The cameras of Try Harder! follow the Ivy League aspirants of Lowell High through their senior year. It's the year of advance placement tests and college applications and career counsellors and perfect GPAs and SAT scores and Tiger Moms and smug admission officers.

The self-awareness of these kids – most of whom are confronting adulthood as if it were an Applied Physics course – is what defines the disarming voice of this documentary. They seem to know exactly what the maker wants to say through them, and even go about verbalizing the conflicts of operating under intense pressure. They thrive on self-deprecatory humour and recognize the inherent absurdity of their situation, the crushing expectations of their parents, and the cost of losing a regular high-school childhood. As a result, viewers find themselves in a position of both sympathy and envy at once – we feel sorry for their sense of spirit but inspired by their emotional intelligence. At one point, a professor announces that he has liver cancer and is therefore sad to be leaving them mid-semester. A few of the kids get teary-eyed, one of them even breaks down, but the scary part is that it's unclear if they are crying for being abandoned midway through a crucial year or because their favourite teacher is hurting. To the film's credit, it answers this question through a human equation without compromising on the integrity of mathematical equations. 

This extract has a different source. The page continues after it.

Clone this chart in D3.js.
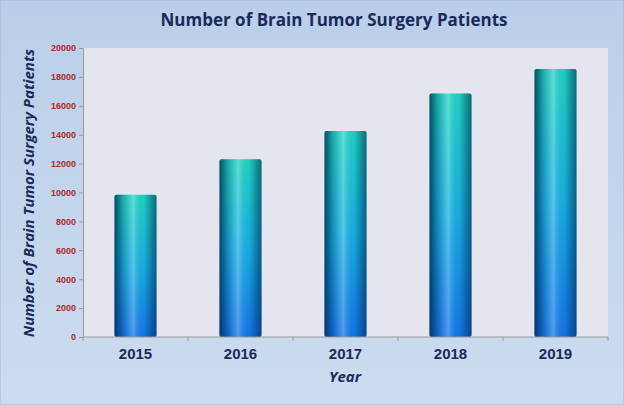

Perhaps the most significant aspect of Try Harder! is the trust between the maker and her surroundings. I'm sort of amazed that the Lowell parents agreed to Debbie Lum's project, at the risk of their kids getting distracted during a definitive year of education. Having been a South Asian kid myself, growing up in an environment of academic ruthlessness, I can tell you that Lum must have really made quite the stirring speech to win over the suspicious adults. The access is nothing less than a minor miracle, akin to that of an investigative documentary bringing down an administration. There is so much at stake, that I can't help but wonder if the cameras doubled up as the kids' therapists during the filming period: some of them say things aloud and then realise just how ridiculous they sound, double-taking and learning about themselves on screen. Some even check their admission results on camera, generously inviting viewers into – and immortalizing – one of the most intimate moments of their lives. It's a wholesome watching experience, not least because one almost expects the filmmaker to reach out from behind the camera and soothe their fragile hearts. Not surprisingly, the Asian homes seem off-limits to the crew, while the two non-Asian homes become underdog films of their own. 

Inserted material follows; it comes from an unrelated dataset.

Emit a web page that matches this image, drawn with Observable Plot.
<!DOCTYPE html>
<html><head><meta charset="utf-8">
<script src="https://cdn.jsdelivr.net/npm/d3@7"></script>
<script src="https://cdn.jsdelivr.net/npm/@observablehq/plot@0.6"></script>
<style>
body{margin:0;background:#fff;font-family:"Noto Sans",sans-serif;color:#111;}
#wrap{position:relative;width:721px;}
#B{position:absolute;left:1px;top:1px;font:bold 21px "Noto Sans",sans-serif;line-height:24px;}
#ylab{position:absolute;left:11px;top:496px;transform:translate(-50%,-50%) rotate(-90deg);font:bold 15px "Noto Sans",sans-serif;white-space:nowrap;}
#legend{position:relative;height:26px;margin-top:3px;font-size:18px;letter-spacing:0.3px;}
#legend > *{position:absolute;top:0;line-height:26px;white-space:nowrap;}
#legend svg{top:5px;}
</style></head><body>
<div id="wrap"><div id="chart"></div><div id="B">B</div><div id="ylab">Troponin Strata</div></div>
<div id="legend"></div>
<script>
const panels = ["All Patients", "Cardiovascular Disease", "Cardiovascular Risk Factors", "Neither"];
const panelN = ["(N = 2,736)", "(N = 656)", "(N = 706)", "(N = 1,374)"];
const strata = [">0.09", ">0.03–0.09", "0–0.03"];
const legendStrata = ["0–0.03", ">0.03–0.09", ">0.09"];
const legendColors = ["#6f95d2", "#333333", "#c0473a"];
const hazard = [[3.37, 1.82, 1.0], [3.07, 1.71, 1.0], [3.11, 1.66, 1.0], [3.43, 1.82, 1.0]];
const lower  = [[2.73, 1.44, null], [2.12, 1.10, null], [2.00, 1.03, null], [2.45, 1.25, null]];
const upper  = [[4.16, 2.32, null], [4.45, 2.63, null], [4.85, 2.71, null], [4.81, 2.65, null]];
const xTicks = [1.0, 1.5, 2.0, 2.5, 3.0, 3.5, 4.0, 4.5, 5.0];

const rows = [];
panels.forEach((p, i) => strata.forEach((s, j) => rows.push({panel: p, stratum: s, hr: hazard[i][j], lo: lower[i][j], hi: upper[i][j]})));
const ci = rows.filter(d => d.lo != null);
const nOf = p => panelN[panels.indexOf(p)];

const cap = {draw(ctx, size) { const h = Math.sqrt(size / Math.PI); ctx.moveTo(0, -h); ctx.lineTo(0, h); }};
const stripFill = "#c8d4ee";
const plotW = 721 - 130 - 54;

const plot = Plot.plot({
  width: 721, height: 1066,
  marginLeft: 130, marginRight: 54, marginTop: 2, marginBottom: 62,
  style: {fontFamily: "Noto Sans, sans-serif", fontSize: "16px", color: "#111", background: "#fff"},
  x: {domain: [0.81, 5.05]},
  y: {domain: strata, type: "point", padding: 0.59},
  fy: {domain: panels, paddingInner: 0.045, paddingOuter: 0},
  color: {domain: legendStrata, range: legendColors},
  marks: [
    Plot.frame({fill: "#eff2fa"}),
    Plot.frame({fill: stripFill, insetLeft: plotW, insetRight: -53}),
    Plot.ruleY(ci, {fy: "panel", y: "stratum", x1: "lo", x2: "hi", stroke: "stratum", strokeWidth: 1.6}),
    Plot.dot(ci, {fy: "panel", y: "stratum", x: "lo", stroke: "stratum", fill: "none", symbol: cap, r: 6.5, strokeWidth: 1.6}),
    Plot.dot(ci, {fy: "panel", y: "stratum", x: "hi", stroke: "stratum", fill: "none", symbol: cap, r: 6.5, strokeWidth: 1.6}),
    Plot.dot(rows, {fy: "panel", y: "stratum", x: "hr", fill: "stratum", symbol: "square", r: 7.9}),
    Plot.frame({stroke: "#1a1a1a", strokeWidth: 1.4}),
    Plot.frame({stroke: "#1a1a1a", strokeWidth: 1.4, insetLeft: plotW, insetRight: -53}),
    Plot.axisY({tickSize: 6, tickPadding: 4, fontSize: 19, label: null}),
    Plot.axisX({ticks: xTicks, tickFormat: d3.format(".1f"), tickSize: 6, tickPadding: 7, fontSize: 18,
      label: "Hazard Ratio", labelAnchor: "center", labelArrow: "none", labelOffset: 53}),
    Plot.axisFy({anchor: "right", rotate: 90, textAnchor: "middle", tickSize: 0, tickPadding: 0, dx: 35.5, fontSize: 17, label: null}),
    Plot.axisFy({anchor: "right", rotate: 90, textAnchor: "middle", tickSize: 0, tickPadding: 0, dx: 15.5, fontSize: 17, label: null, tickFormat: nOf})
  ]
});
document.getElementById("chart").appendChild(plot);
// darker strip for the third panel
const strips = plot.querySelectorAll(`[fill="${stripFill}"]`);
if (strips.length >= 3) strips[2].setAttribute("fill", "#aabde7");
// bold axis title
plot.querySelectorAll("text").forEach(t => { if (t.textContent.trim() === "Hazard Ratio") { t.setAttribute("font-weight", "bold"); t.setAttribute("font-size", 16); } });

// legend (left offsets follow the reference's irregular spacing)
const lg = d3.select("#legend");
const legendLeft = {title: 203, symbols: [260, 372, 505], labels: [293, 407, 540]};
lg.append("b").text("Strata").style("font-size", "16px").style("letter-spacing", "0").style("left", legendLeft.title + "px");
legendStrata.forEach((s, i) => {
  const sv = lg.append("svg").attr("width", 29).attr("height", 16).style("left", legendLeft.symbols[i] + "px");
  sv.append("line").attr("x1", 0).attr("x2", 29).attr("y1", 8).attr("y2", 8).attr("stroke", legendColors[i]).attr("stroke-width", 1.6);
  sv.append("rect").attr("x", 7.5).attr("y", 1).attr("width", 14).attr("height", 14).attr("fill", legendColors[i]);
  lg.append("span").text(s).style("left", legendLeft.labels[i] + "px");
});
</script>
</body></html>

It goes without saying that trailing an ordinary teen in these times of unrest and uncertainty can make for the most compelling portraits of human nature. At this moment, fictional dramas and literature have nothing on the life of an anxious student. What makes Try Harder! even more striking is its hidden real-world epilogue. The fact that we're watching it in 2021, during a global pandemic, more than a year after it was actually shot lends an irreversible profundity to the nerves in the film. We are acutely aware of what followed the events of the film, even if there is no obvious nod to it. (I kept looking for the first sign of masks and sanitizers in the background.). 

To imagine that the kids put themselves through the grinder only for a once-in-a-lifetime pandemic to throw off all their elaborate plans lends context to the exclamation mark in the title. It also lends context to the haunting final scene of the documentary: A student is elated to get an admission letter. The reaction is unfiltered and raw. The identity of this student reiterates the tragedy of the American education system, but the identity of the human reiterates the magnanimity of fate. The Lowell kid wonders who to call first. Then the kid wonders who to call at all. What is the point of celebrating in an empty room? What is the point of screaming into an empty world?